PVT modules, on the other hand, are uncovered and uninsulated collectors that deliver what is known as low-temperature heat. As the name suggests, the temperature differences between the module, heat transfer medium, and ambient air are minimal, which means heat losses are negligible and insulation is unnecessary. This low-temperature heat serves as an energy source for a brine-to-water heat pump. During the compression process, the heat pump raises this temperature to the level required for space heating and domestic hot water production. In many cases, PVT acts as the sole heat source for the heat pump, forming a complete heating system for buildings.

In contrast, conventional solar thermal systems are typically used to support gas or oil heating. Because they operate with high supply temperatures of 50 to 60 °C, solar thermal systems are generally unsuitable for use with heat pumps.

PVT is not classified as a solar thermal system, even though it also generates heat from solar radiation. Instead, the technology provides low-temperature heat, which serves as a direct – and often sole – heat source for brine-to-water heat pumps.
From a funding and subsidy perspective, PVT is therefore considered a complementary measure to the heat pump rather than a standalone solar thermal system.

Currently, solar thermal is only worthwhile in niche applications. These include, for example, large-scale systems with a constant (high) heat demand or hybrid networks. The reason: solar thermal uses the sun’s energy exclusively to generate heat in the high-temperature range. This only works effectively when a stable heat demand exists. PVT is the better solution both technically and economically because:

1. PVT combines photovoltaics (electricity) and solar thermal (heat) in a single module. The modules therefore generate both electrical energy and low-temperature heat simultaneously – ideal for brine-to-water heat pumps. A PVT system together with a brine-to-water heat pump forms a self-sufficient, fully functional heating system, whereas solar thermal is usually only used as a supplementary system, for example in combination with oil or gas boilers or pellet stoves.
2. Solar thermal involves relatively high investment costs per kilowatt-hour of usable heat.

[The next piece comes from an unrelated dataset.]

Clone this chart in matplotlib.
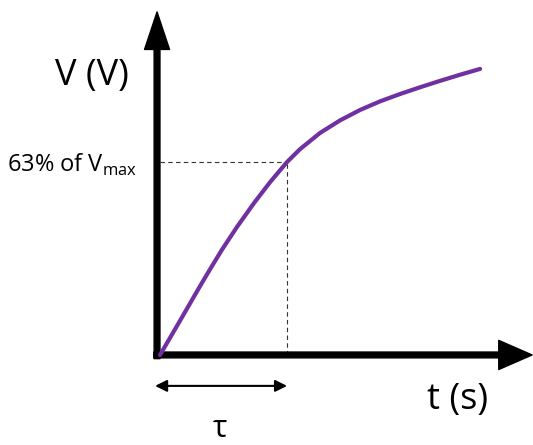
import matplotlib
matplotlib.use("Agg")
import matplotlib.pyplot as plt
from matplotlib.patches import FancyArrowPatch

plt.rcParams['font.family'] = ['Open Sans', 'DejaVu Sans']
plt.rcParams['mathtext.fontset'] = 'custom'
plt.rcParams['mathtext.rm'] = 'Open Sans'

# charging curve, t in units of tau, V as fraction of Vmax
t = [0.023, 0.177, 0.331, 0.408, 0.5, 0.615, 0.746, 0.869, 1.0, 1.1,
     1.254, 1.408, 1.562, 1.715, 1.869, 2.023, 2.177, 2.331, 2.485]
v = [0.0, 0.112, 0.225, 0.280, 0.344, 0.418, 0.496, 0.564, 0.63, 0.672,
     0.725, 0.766, 0.800, 0.828, 0.852, 0.874, 0.895, 0.915, 0.934]
tau = 1.0
v63 = 0.63

fig = plt.figure(figsize=(5.33, 4.45), dpi=100)
ax = fig.add_axes([0, 0, 1, 1])
ax.set_xlim(-1.208, 2.892)
ax.set_ylim(-0.294, 1.159)
ax.axis('off')

# axes with arrow heads
def arrow(p0, p1, hl, hw, tw):
    a = FancyArrowPatch(p0, p1, arrowstyle=f'simple,head_length={hl},head_width={hw},tail_width={tw}',
                        mutation_scale=1, color='black', shrinkA=0, shrinkB=0, zorder=3)
    ax.add_patch(a)

arrow((0, -0.012), (0, 1.12), 27, 18, 4.2)
arrow((-0.025, 0), (2.885, 0), 24, 21, 4.2)

# dashed guides
ax.plot([0.02, tau], [v63, v63], ls=(0, (4, 3)), lw=0.8, color='#333333')
ax.plot([tau, tau], [0, v63], ls=(0, (4, 3)), lw=0.8, color='#333333')

# curve
ax.plot(t, v, color='#7030A0', lw=3, solid_capstyle='round', solid_joinstyle='round', zorder=4)

# tau span arrow
ax.annotate('', xy=(tau, -0.101), xytext=(-0.015, -0.101),
            arrowprops=dict(arrowstyle='<|-|>,head_length=0.5,head_width=0.25',
                            lw=1.5, color='black', shrinkA=0, shrinkB=0, mutation_scale=14))

ax.text(0.485, -0.268, 'τ', fontsize=22, ha='center', va='baseline')
ax.text(-0.498, 0.91, 'V (V)', fontsize=26, ha='center', va='center')
ax.text(2.31, -0.148, 't (s)', fontsize=26, ha='center', va='center')
ax.text(-0.15, 0.62, r'63% of V$_{\mathregular{max}}$', fontsize=17, ha='right', va='center')

fig.savefig('out.png', dpi=100)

Moreover, it mainly produces heat when it is least needed – in the summer. PVT, on the other hand, combines two energy revenue streams (PV and thermal) in one system. The heat serves as the source for the brine-to-water heat pump, while the electricity can be used directly in the building or fed into the grid. This increases the efficiency of the heat pump and reduces electricity costs. As a result, the investment cost per kilowatt-hour of usable energy is significantly lower with PVT.
3. PVT makes double use of roof space. This is highly beneficial from both an ecological and economic perspective. A great side effect: the heat extraction cools the PV side of the module, resulting in an annual electricity yield that is 5 to 10% higher than with conventional PV systems. PVT therefore not only operates more efficiently than a PV system of the same size but also provides heat and achieves a total efficiency of over 80 percent.
4. PVT integrates more effectively into electrical and digital energy systems than solar thermal systems.

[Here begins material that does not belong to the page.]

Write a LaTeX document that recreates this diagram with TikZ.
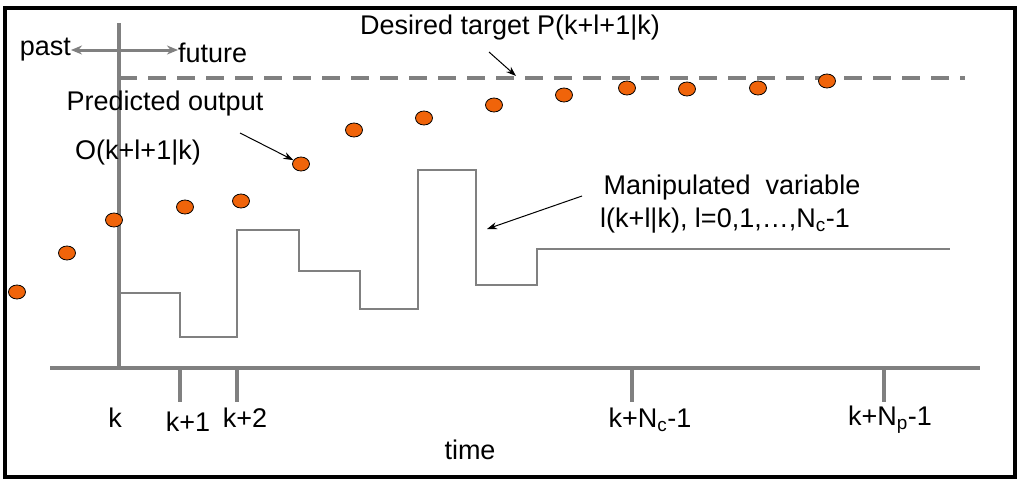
\documentclass[tikz,border=0pt]{standalone}
\usepackage{fontspec}
\setmainfont{Liberation Sans}
\usetikzlibrary{arrows.meta,shapes.geometric}
\definecolor{ax}{RGB}{128,128,128}
\definecolor{dotc}{RGB}{240,100,10}
\begin{document}
\begin{tikzpicture}[x=1pt,y=-1pt,
  axis/.style={draw=ax,line width=4pt},
  lbl/.style={font=\fontsize{27}{30}\selectfont,inner sep=0pt},
  dot/.style={ellipse,draw=black,line width=0.8pt,fill=dotc,minimum width=17pt,minimum height=14pt,inner sep=0pt},
  pointer/.style={draw=black,line width=1pt,-{Stealth[length=10pt,width=7pt]}}]
\useasboundingbox (0,0) rectangle (1024,483);
\fill[white] (0,0) rectangle (1024,483);
\draw[line width=4pt] (5,8) rectangle (1015,477);
% axes
\draw[axis] (119,23) -- (119,370);
\draw[axis] (50,368) -- (980,368);
\foreach \n/\x in {t1/180,t2/237,t3/632,t4/884}{\draw[axis] (\x,368) -- (\x,402);}
\node[lbl] (k) at (115,418) {k};
\node[lbl] (k1) at (188,422) {k+1};
\node[lbl] (k2) at (245,418) {k+2};
\node[lbl] (kc) at (650,420) {k+N\textsubscript{c}-1};
\node[lbl] (kp) at (890,420) {k+N\textsubscript{p}-1};
\node[lbl] (time) at (470,450) {time};
% past/future
\node[lbl,anchor=east] (past) at (71,50) {past};
\node[lbl,anchor=west] (fut) at (178,53) {future};
\draw[draw=ax,line width=3pt,{Stealth[length=11pt,width=9pt]}-{Stealth[length=11pt,width=9pt]}] (past.east) -- (fut.west |- past.east);
% target
\draw[draw=ax,line width=4pt,dash pattern=on 18pt off 11pt] (119,78) -- (965,78);
\node[lbl] (tgt) at (510,28) {Desired target P(k+l+1|k)};
\coordinate (tg) at (516,76);
\draw[pointer] (489,52) -- (tg);
% dots
\foreach \i/\x/\y in {1/17/292,2/67/253,3/114/220,4/185/207,5/241/201,6/301/164,7/354/130,8/424/118,9/494/105,10/564/95,11/627/88,12/687/89,13/758/88,14/827/81}
  \node[dot] (d\i) at (\x,\y) {};
\node[lbl] (po) at (165,104) {Predicted output};
\node[lbl] (po2) at (138,153) {O(k+l+1|k)};
\draw[pointer] (240,133) -- (d6);
% step
\draw[draw=ax,line width=2.5pt] (119,293) -- (180,293) -- (180,337) -- (237,337) -- (237,230) -- (299,230) -- (299,271) -- (360,271) -- (360,309) -- (418,309) -- (418,170) -- (476,170) -- (476,285) -- (537,285) -- (537,249) -- (950,249);
\node[lbl] (mv) at (732,188) {Manipulated\ \ variable};
\node[lbl] (mv2) at (725,221) {l(k+l|k), l=0,1,\dots,N\textsubscript{c}-1};
\coordinate (mvt) at (487,229);
\draw[pointer] (582,196) -- (mvt);
\end{tikzpicture}
\end{document}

Conclusion: While technically sound, solar thermal is economically and systemically outdated in many applications. The direction of the energy transition is clear: electricity is becoming the central energy carrier, and heat pumps are becoming the standard solution for heating and hot water. This requires systems that intelligently combine electricity and heat – exactly what PVT does. PVT is the next logical step because it makes the most efficient use of available roof space.

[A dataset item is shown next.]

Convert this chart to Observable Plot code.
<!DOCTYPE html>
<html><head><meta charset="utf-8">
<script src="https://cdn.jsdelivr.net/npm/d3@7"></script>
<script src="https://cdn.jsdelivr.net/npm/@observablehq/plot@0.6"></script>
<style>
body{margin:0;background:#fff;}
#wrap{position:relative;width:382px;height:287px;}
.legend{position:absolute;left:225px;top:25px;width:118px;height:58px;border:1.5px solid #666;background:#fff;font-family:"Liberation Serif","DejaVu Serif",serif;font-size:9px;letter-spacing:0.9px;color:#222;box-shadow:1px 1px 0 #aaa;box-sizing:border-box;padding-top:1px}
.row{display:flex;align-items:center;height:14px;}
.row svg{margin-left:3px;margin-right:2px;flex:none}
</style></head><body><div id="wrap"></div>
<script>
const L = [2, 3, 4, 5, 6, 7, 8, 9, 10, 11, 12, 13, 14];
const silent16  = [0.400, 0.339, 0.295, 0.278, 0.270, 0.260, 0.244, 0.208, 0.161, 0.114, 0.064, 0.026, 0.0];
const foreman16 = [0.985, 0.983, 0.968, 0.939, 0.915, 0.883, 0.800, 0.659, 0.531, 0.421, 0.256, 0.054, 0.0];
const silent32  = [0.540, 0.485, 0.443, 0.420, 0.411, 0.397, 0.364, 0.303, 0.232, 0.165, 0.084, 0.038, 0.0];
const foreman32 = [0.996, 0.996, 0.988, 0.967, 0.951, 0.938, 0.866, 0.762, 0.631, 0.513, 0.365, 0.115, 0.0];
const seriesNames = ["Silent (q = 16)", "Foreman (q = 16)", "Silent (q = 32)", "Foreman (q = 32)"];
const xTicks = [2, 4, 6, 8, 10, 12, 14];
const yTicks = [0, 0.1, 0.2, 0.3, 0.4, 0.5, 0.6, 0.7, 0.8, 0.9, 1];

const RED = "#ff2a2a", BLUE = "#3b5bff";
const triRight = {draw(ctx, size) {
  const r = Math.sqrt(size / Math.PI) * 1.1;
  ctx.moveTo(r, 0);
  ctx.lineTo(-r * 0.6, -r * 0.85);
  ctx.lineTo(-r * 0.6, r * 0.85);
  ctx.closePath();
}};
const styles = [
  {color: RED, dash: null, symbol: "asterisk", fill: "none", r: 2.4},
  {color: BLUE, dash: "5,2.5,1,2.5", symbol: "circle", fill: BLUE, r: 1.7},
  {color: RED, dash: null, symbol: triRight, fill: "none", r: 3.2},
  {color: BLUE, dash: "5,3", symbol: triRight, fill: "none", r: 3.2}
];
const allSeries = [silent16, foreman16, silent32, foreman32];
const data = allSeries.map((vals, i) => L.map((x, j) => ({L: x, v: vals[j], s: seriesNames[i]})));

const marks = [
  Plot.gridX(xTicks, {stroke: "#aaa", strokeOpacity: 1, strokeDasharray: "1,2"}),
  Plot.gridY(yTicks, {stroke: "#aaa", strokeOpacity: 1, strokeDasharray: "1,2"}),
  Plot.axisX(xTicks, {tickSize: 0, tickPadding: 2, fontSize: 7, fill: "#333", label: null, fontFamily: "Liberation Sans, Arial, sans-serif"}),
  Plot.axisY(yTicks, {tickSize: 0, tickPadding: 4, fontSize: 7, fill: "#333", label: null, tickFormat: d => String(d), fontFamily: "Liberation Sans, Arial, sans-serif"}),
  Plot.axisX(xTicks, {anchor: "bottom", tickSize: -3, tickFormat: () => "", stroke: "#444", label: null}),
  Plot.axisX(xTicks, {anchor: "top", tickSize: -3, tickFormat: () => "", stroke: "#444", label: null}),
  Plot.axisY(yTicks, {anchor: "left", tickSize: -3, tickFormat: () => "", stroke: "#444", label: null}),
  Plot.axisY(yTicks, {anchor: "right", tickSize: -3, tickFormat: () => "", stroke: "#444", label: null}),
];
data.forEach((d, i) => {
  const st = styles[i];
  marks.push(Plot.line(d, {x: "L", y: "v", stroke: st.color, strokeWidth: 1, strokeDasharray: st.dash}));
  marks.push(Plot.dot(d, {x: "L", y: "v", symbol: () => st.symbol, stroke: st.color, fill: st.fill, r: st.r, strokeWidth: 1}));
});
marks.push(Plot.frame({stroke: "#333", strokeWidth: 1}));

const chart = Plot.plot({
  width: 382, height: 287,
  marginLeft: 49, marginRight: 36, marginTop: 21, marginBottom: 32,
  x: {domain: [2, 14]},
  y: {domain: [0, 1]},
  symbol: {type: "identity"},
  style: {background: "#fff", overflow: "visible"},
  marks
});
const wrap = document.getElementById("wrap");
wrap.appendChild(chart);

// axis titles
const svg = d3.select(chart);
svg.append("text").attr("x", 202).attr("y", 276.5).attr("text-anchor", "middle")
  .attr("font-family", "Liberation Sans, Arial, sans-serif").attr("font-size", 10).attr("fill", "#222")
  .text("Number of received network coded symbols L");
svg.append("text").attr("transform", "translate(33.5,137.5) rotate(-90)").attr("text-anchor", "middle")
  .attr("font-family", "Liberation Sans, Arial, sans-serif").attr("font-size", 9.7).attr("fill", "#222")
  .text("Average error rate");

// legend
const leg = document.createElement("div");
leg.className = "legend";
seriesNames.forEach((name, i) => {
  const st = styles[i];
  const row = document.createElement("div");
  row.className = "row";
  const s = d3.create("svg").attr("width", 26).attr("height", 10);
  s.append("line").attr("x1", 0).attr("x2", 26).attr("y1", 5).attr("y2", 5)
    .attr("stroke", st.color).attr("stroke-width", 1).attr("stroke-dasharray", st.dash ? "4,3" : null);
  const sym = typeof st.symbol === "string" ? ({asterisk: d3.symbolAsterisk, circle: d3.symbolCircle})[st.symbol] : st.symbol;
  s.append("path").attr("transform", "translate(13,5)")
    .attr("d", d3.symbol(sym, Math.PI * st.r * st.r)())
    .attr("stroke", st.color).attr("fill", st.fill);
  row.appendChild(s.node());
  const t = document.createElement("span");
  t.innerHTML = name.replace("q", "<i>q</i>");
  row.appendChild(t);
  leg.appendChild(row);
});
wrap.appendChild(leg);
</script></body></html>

Hybrid modules deliver both source heat and electricity for brine-to-water heat pumps, reduce CO₂ emissions, and are more cost-effective in the long run. Where solar thermal was once considered a “green heat supplier,” PVT is now the heart of modern energy systems. And the best part: PVT is not a compromise but an evolution – a technology that proves efficiency and economic viability are not mutually exclusive.